Anselm Kiefer secondo Wim Wenders. Storia dell’ultimo monaco d’Occidente (con il sigaro in mano)

 In IL SETACCIO

“La morte è un maestro di Germania”, come scrisse Paul Celan nella sua poesia Fuga di morte. E se la morte è maestro di Germania, allora l’artista Anselm Kiefer ne è stato il suo più mirabile allievo.

Tutto è morto nelle opere di Kiefer, e Wim Wenders, nel suo ultimo documentario Anselm, ci mostra proprio questo, e lo fa addirittura in 3D per rendere meglio l’idea. Anselm è un bambino nato nel 1945, cresciuto tra le rovine della Seconda guerra mondiale. Anselm è un ragazzo che ha fatto i conti con il passato nazista della sua terra per tutta la vita. Uno che nel ’69 se ne andava in giro a “occupare” la Germania e l’Italia facendosi “selfie” in bianco e nero con il braccio destro alzato per impedire alla gente di dimenticare, di parlare d’altro, solo di altro. E allora eccolo lì, il giovane Anselm, immortalato in quei “Sieg Heil” che portarono stupidamente i critici e i giornalisti a chiedergli soltanto: “Ma lei è antifascista?” E sapete cosa rispondeva Anselm?

“Dirsi oggi antifascisti è un insulto per i veri antifascisti del passato”.

Anselm, il bambino e poi il ragazzino curioso (il primo interpretato nel film dal figlio di Wenders e il secondo dal nipote di Kiefer) che legge, guarda, disegna, e che si aggira nei campi sterminati di neve e girasoli della Germania, negli antichi e sfarzosi palazzi dove la zia faceva le pulizie, negli immensi studi dell’adulto Kiefer, come quello di Barjac, in Francia (oggi Fondazione La Ribaute, studio museum aperto al pubblico), o nelle sale di Palazzo Ducale a Venezia, sede di una delle sue ultime mostre monumentali.

Anselm, un ultimo vero monaco d’Occidente ma con il sigaro in mano, sempre in infradito e vestito di nero, minimale, essenziale, che vive come un eremita e si aggira come un fantasma tra le proprie sculture, perché tanto, l’essere, è essenzialmente nulla.

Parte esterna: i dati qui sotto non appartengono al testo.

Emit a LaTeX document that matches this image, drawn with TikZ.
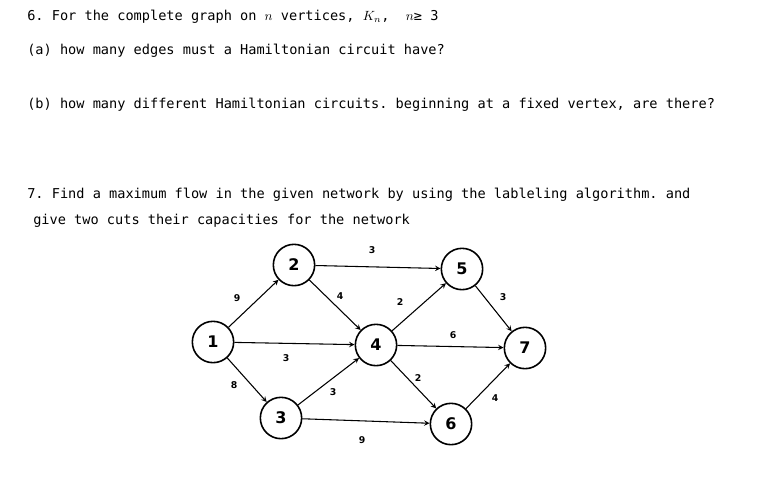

Siamo polvere e torneremo polvere, ci ricorda la voce profonda di Kiefer, un uomo che molto probabilmente se ne andrà in pace e che è già pronto ad andare, proprio per aver avuto il coraggio non solo di scorgere l’abisso della nostra nullità, ma per averci vissuto dentro. Un uomo anziano perennemente in cammino ma che si sente in qualche modo bandito.

Wenders ha voluto mostrarci l’apparente caos in cui vive l’amico Anselm, un caos fatto di macerie e polvere, fotografie e libri, rami e tubi. Eppure, come dice Anselm: quando il caos è delimitato da confini, diventa un dipinto.

E tutto è arte nella vita di Kiefer: il suo modo di parlare e di vedere il mondo, i poeti e i filosofi che ama, il suo vagare in bicicletta tra scaffali e quadri, il modo con cui consuma i propri dipinti col fuoco, il suo colare piombo sulla tela come un carpentiere illuminato. D’altronde, dice sempre Anselm, “La fanciullezza è una stanza vuota, come l’inizio del mondo”, e lui deve aver sentito subito la necessità di dar vita al proprio universo, per poi diventare interprete del disagio della nostra epoca.

Il documentario di Wenders è un’opera d’arte anch’essa, creata per chi ama la solitudine e il silenzio, per chi è alla ricerca di se stesso e della via per la conoscenza. Anselm è fatto per chi ama “Anselm”, certo, ma soprattutto per chi non ha paura dell’infinito e del nihilum e non rifugge la tenebra cercando conforto tra le braccia dell’effimero piacere della leggerezza.

 

“Tutti coloro che cadono hanno le ali”.